Exercise: Reproduce the lines from the one bearing "Write a web" through the one bearing "const yTitle = 'Độ hấp thụ (a.u.)';", inclusive. Copy them exactly; include no other line.

Material for this exercise:
--------
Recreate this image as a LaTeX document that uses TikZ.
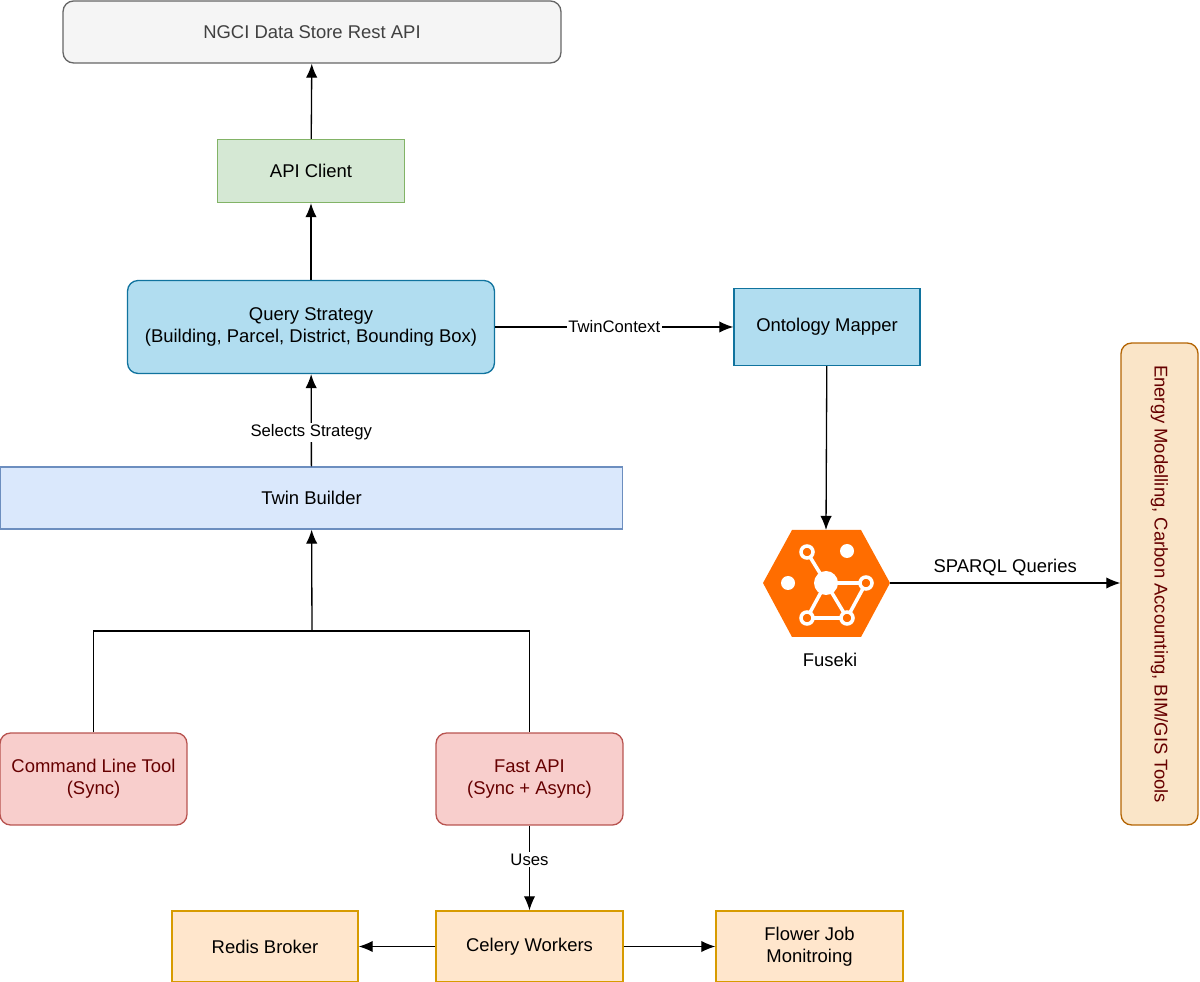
--------
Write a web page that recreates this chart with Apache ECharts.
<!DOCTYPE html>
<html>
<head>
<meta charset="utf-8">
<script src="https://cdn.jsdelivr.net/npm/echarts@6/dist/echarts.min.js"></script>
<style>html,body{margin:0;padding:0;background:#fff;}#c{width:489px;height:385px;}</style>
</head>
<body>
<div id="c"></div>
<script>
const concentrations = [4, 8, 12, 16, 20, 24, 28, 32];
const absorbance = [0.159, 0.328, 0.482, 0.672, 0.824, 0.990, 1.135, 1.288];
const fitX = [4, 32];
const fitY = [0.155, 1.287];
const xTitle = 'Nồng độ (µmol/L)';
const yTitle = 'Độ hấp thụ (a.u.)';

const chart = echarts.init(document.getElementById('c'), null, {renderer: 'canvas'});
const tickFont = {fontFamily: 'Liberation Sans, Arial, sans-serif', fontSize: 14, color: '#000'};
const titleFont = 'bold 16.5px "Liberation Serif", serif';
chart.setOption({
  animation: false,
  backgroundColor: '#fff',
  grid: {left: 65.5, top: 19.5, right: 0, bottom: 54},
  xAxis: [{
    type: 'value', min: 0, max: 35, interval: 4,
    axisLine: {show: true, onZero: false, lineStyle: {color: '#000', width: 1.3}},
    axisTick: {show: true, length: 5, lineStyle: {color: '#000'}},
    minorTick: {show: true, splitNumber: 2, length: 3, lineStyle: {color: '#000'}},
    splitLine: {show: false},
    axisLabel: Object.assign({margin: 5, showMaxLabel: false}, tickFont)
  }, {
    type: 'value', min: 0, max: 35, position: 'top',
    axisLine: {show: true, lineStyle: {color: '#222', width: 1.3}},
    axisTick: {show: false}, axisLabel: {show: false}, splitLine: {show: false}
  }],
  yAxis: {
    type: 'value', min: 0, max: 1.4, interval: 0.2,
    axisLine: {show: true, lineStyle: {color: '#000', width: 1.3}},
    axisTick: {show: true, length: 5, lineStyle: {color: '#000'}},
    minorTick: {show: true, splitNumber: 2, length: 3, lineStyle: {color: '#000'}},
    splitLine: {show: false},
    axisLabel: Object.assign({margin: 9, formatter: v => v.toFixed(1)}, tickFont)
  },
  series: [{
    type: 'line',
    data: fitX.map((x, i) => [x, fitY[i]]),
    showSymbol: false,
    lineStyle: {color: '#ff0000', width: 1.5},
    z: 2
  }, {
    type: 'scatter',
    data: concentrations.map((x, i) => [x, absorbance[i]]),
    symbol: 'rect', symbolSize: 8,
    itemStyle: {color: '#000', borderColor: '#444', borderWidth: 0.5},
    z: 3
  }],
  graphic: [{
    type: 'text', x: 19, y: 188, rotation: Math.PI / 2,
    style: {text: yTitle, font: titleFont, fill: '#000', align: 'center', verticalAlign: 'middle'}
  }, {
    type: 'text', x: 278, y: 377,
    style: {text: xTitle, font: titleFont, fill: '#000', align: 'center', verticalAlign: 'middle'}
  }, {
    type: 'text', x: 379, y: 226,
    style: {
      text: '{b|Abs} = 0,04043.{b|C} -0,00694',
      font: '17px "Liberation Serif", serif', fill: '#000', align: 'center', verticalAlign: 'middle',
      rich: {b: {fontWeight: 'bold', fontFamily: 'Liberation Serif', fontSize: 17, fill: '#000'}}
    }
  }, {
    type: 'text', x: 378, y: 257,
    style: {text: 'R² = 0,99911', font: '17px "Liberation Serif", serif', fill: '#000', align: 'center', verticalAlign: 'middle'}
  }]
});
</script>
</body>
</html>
--------
Correct result:
Write a web page that recreates this chart with Apache ECharts.
<!DOCTYPE html>
<html>
<head>
<meta charset="utf-8">
<script src="https://cdn.jsdelivr.net/npm/echarts@6/dist/echarts.min.js"></script>
<style>html,body{margin:0;padding:0;background:#fff;}#c{width:489px;height:385px;}</style>
</head>
<body>
<div id="c"></div>
<script>
const concentrations = [4, 8, 12, 16, 20, 24, 28, 32];
const absorbance = [0.159, 0.328, 0.482, 0.672, 0.824, 0.990, 1.135, 1.288];
const fitX = [4, 32];
const fitY = [0.155, 1.287];
const xTitle = 'Nồng độ (µmol/L)';
const yTitle = 'Độ hấp thụ (a.u.)';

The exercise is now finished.